For us it is only a real issue when dealing with FBDD structures, where
multiple ligands can be found in a single crystal structure. I wrote a
thin python wrapper around elbow (phenix's restraints generator) to give
each ligand a unique name, which takes care of that problem. This way I
can place all found ligands into the same structure w/o having to worry
about interference, plus it is compatible with all refinement programs.

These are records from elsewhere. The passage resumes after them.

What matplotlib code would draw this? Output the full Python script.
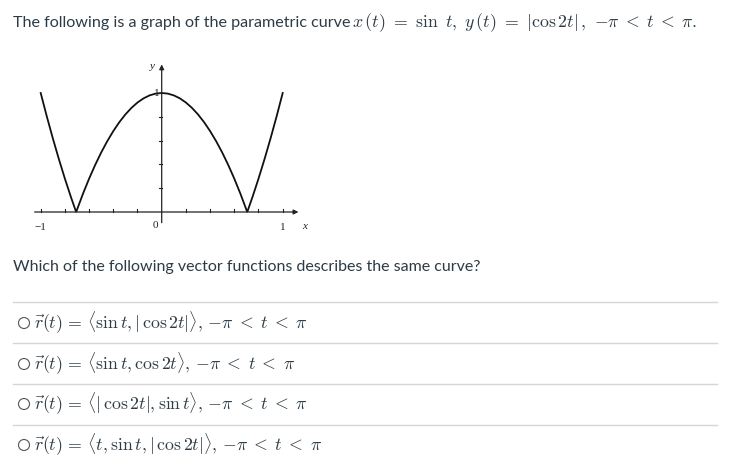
import matplotlib
matplotlib.use("Agg")
import matplotlib.pyplot as plt
from matplotlib.patches import Ellipse
from matplotlib.lines import Line2D

plt.rcParams['mathtext.fontset'] = 'cm'

W, H = 731, 475

# ---- data ----
curve_x = [-1.0, -0.95, -0.9, -0.85, -0.8, -0.75, -0.707, -0.65, -0.6, -0.55, -0.5,
           -0.45, -0.4, -0.35, -0.3, -0.25, -0.2, -0.15, -0.1, -0.05, 0.0,
           0.05, 0.1, 0.15, 0.2, 0.25, 0.3, 0.35, 0.4, 0.45, 0.5,
           0.55, 0.6, 0.65, 0.707, 0.75, 0.8, 0.85, 0.9, 0.95, 1.0]
curve_y = [1.0, 0.805, 0.62, 0.445, 0.28, 0.125, 0.0, 0.155, 0.28, 0.395, 0.5,
           0.595, 0.68, 0.755, 0.82, 0.875, 0.92, 0.955, 0.98, 0.995, 1.0,
           0.995, 0.98, 0.955, 0.92, 0.875, 0.82, 0.755, 0.68, 0.595, 0.5,
           0.395, 0.28, 0.155, 0.0, 0.125, 0.28, 0.445, 0.62, 0.805, 1.0]
x_ticks = [-1.0, -0.8, -0.6, -0.4, -0.2, 0.2, 0.4, 0.6, 0.8, 1.0]
y_ticks = [0.2, 0.4, 0.6, 0.8, 1.0]
x_tick_labels = {-1.0: '\u22121', 1.0: '1'}

title_text = "The following is a graph of the parametric curve"
title_math = r"$x\,(t)\ =\ \sin\ t,\ y\,(t)\ =\ |\cos 2t|\,,\ {-\pi}\; <\; t\; <\; \pi.$"
question = "Which of the following vector functions describes the same curve?"
options = [
    r"$\vec{r}(t)\,=\,\langle\sin t, |\,\cos 2t|\rangle,\, {-\pi}\;<\;t\;<\;\pi$",
    r"$\vec{r}(t)\,=\,\langle\sin t, \cos 2t\rangle,\, {-\pi}\;<\;t\;<\;\pi$",
    r"$\vec{r}(t)\,=\,\langle|\,\cos 2t|, \sin t\rangle,\, {-\pi}\;<\;t\;<\;\pi$",
    r"$\vec{r}(t)\,=\,\langle t, \sin t, |\,\cos 2t|\rangle,\, {-\pi}\;<\;t\;<\;\pi$",
]

fig = plt.figure(figsize=(W / 100, H / 100), dpi=100)
fig.patch.set_facecolor('white')


def fx(px):
    return px / W


def fy(py):
    return 1 - py / H


TXT = '#2d3b45'

# ---- texts ----
fig.text(fx(13), fy(23), title_text, family='Lato', fontsize=11.6, color=TXT,
         va='center', ha='left')
fig.text(fx(352), fy(23), title_math, fontsize=12.8, color=TXT, va='center', ha='left')
fig.text(fx(13), fy(267), question, family='Lato', fontsize=11.5, color=TXT,
         va='center', ha='left')

sep_y = [302, 343, 384, 425]
opt_y = [323, 364, 404, 445]
for yy in sep_y:
    fig.add_artist(Line2D([fx(13), fx(717)], [fy(yy), fy(yy)], color='#d6d6d6', lw=1.0))
for yy, s in zip(opt_y, options):
    fig.add_artist(Ellipse((fx(24), fy(yy)), 11 / W, 11 / H, fill=False,
                           edgecolor='#555555', lw=0.8))
    fig.text(fx(34), fy(yy), s, fontsize=12.8, color=TXT, va='center', ha='left')

# ---- plot ----
x_lo, x_hi = -1.1, 1.2
y_lo, y_hi = -0.15, 1.25
sx, sy = 121.0, 119.0
x0px, y0px = 161.7, 212.0
left_px = x0px + x_lo * sx
ax = fig.add_axes([fx(left_px), 1 - (y0px - y_lo * sy) / H,
                   (x_hi - x_lo) * sx / W, (y_hi - y_lo) * sy / H])
ax.set_xlim(x_lo, x_hi)
ax.set_ylim(y_lo, y_hi)
ax.axis('off')

ax.plot(curve_x, curve_y, color='#111111', lw=1.3, solid_joinstyle='miter')

# axes with arrows
ax.annotate('', xy=(1.13, 0), xytext=(-1.05, 0),
            arrowprops=dict(arrowstyle='-|>', color='#222222', lw=0.9,
                            mutation_scale=7, shrinkA=0, shrinkB=0))
ax.annotate('', xy=(0, 1.24), xytext=(0, -0.09),
            arrowprops=dict(arrowstyle='-|>', color='#222222', lw=0.9,
                            mutation_scale=7, shrinkA=0, shrinkB=0))
for t in x_ticks:
    ax.plot([t, t], [0, 0.025], color='#222222', lw=0.8)
for t in y_ticks:
    ax.plot([-0.025, 0], [t, t], color='#222222', lw=0.8)

serif = 'Liberation Serif'
for t, lab in x_tick_labels.items():
    ax.text(t, -0.13, lab, family=serif, fontsize=8, ha='center', va='center', color='#222222')
ax.text(-0.05, -0.11, '0', family=serif, fontsize=8, ha='center', va='center', color='#222222')
ax.text(-0.04, 1.0, '1', family=serif, fontsize=8, ha='center', va='center', color='#222222')
ax.text(1.18, -0.12, 'x', family=serif, style='italic', fontsize=8, ha='center', va='center',
        color='#222222')
ax.text(-0.08, 1.22, 'y', family=serif, style='italic', fontsize=8, ha='center', va='center',
        color='#222222')

fig.savefig('out.png', dpi=100, facecolor='white')
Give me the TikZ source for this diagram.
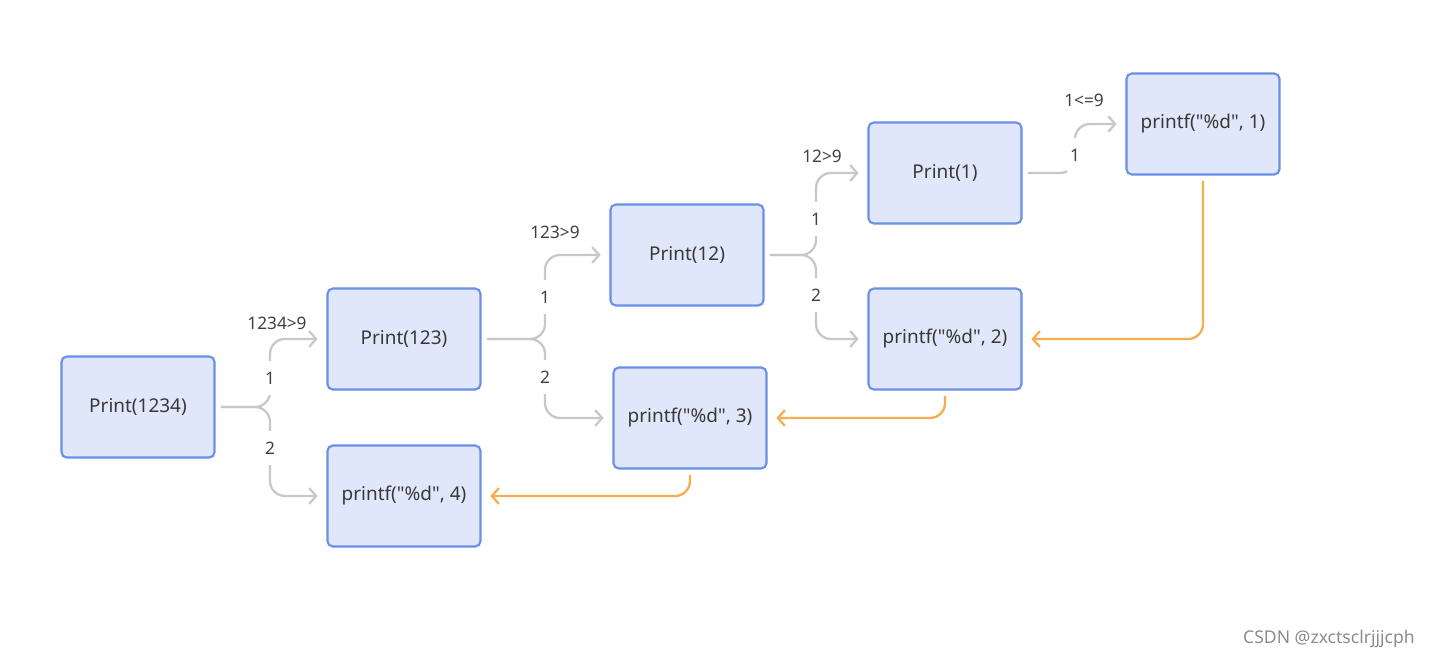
\documentclass[tikz,border=0pt]{standalone}
\usepackage{fontspec}
\setmainfont{Noto Sans}
\usetikzlibrary{arrows.meta}
\definecolor{boxfill}{HTML}{E1E7FB}
\definecolor{boxline}{HTML}{6A8FE6}
\definecolor{callgray}{HTML}{C8C8C8}
\definecolor{retorange}{HTML}{F4AE4E}
\tikzset{
  frame/.style={draw=boxline, fill=boxfill, line width=1.2pt, rounded corners=3pt,
    minimum width=3.06cm, minimum height=2.02cm, inner sep=0pt,
    font=\fontsize{10.8}{12}\selectfont, text=black!78},
  callarrow/.style={draw=callgray, line width=1.3pt, rounded corners=0.3cm,
    -{Straight Barb[length=4pt, width=9pt, line width=1.3pt]}, shorten >=5pt, shorten <=3pt},
  retarrow/.style={draw=retorange, line width=1.3pt, rounded corners=0.3cm,
    -{Straight Barb[length=4pt, width=9pt, line width=1.3pt]}, shorten >=5pt, shorten <=3pt},
  branch/.style={fill=white, inner xsep=2pt, inner ysep=6pt,
    font=\fontsize{9.8}{11}\selectfont, text=black!75},
  cond/.style={font=\fontsize{9.8}{11}\selectfont, text=black!75}
}
\begin{document}
\begin{tikzpicture}[x=0.02cm, y=-0.02cm]
  \useasboundingbox (0,0) rectangle (1434,659);
  \node[frame] (p1234) at (138,407) {Print(1234)};
  \node[frame] (p123) at (404,339) {Print(123)};
  \node[frame] (f4) at (404,496) {printf(\textquotedbl\%d\textquotedbl, 4)};
  \node[frame] (p12) at (687,255) {Print(12)};
  \node[frame] (f3) at (690,418) {printf(\textquotedbl\%d\textquotedbl, 3)};
  \node[frame] (p1) at (945,173) {Print(1)};
  \node[frame] (f2) at (945,339) {printf(\textquotedbl\%d\textquotedbl, 2)};
  \node[frame] (f1) at (1203,124) {printf(\textquotedbl\%d\textquotedbl, 1)};

  \draw[callarrow] (p1234.east) -- (270,407) |- (p123.west);
  \draw[callarrow] (p1234.east) -- (270,407) |- (f4.west);
  \draw[callarrow] (p123.east) -- (545,339) |- (p12.west);
  \draw[callarrow] (p123.east) -- (545,339) |- (f3.west);
  \draw[callarrow] (p12.east) -- (816,255) |- (p1.west);
  \draw[callarrow] (p12.east) -- (816,255) |- (f2.west);
  \draw[callarrow] (p1.east) -- (1075,173) |- (f1.west);

  \node[branch] (b1) at (270,378) {1};
  \node[branch] (b2) at (270,448) {2};
  \node[branch] (b3) at (545,297) {1};
  \node[branch] (b4) at (545,377) {2};
  \node[branch] (b5) at (816,219) {1};
  \node[branch] (b6) at (816,295) {2};
  \node[branch] (b7) at (1075,155) {1};

  \node[cond] (c1) at (277,323) {1234>9};
  \node[cond] (c2) at (555,232) {123>9};
  \node[cond] (c3) at (822,156) {12>9};
  \node[cond] (c4) at (1084,100) {1<=9};

  \draw[retarrow] (f1.south) |- (f2.east);
  \draw[retarrow] (f2.south) |- (f3.east);
  \draw[retarrow] (f3.south) |- (f4.east);

  \node[font=\fontsize{10}{12}\selectfont, text=black!45] (mark) at (1329,639) {CSDN @zxctsclrjjjcph};
\end{tikzpicture}
\end{document}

What would be the point of implementing a unique solution to coot, which
handles multiple ligands of the same name in one structure, if none of
the refinement programs could cope? The way coot handles this now is
fine, and I would second Miguel's comments, please don't fix what ain't
broke.
Cheers,
Carsten
-----Original Message-----
From: Mailing list for users of COOT Crystallographic Software
[mailto:[email protected]] On Behalf Of Nat Echols
Sent: Tuesday, January 24, 2012 3:05 PM
To: [email protected]
Subject: Re: [COOT] New restraints, same name
On Tue, Jan 24, 2012 at 11:59 AM, Miguel Ortiz Lombardia
<[email protected]> wrote:
> And really, is it so hard to give a unique identifier to each ligand?
I'm pretty sure it really is difficult (or at least inconvenient) for
the people at drug companies, because I've heard a few of them
complain about issues like this before (not necessarily with Coot).